Cette imagerie mentale primordiale, toujours à l’oeuvre au fond de nous, est parfaitement repérable, mais la difficulté de repérer cette imagerie, est qu’elle est non figurative, et que nous avons du mal à reconnaître une image mentale lorsqu’elle n’est plus figurative. Elle n’a pas besoin d’être précise, ni de figurer quoi que ce soit, puisqu’il s’agit d’une écriture qui a la seule fonction d’être lue.

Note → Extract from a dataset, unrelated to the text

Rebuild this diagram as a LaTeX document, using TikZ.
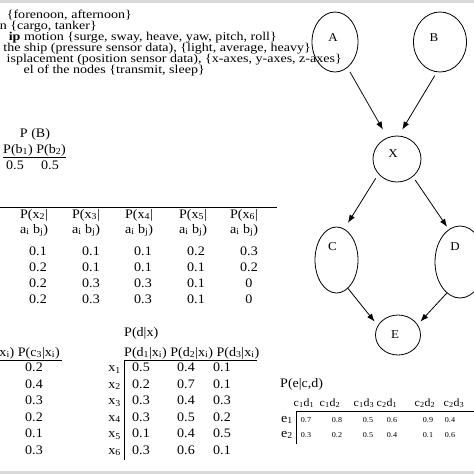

Puis, quand la mécanique d’auto-symbolisation se sera pervertie, et aura été mal approchée, se met­tra en place un dispositif de type perceptif. Dans cette situation que nous connaissons tous, alors que l’esprit est fait pour lire ou commercer avec du signe et du sens, tout d’un coup il commerce avec des êtres et des choses. Pourtant, il n’y a aucune dif­férence de nature ou de structure entre cette lecture et celle d’un journal ou la lecture d’un drapeau.
Imaginons un instant que le drapeau allemand soit là devant moi ; il s’agit bien d’un symbole mais, par une défaillance, je ne le vois plus comme symbole. Et il ne reste plus de cet objet que sa matérialité, la tex­ture du tissu, tandis que la lecture prétend se faire.
Que s’est-il passé à ce moment-là ? J’ai identi­fié monstrueusement les étendues germaniques au tissu du drapeau, à sa trame. Nous ne pouvons concevoir de folie plus grande que cet assassinat du sens : le sens que signifie le drapeau s’est effondré dans la matérialité du signe.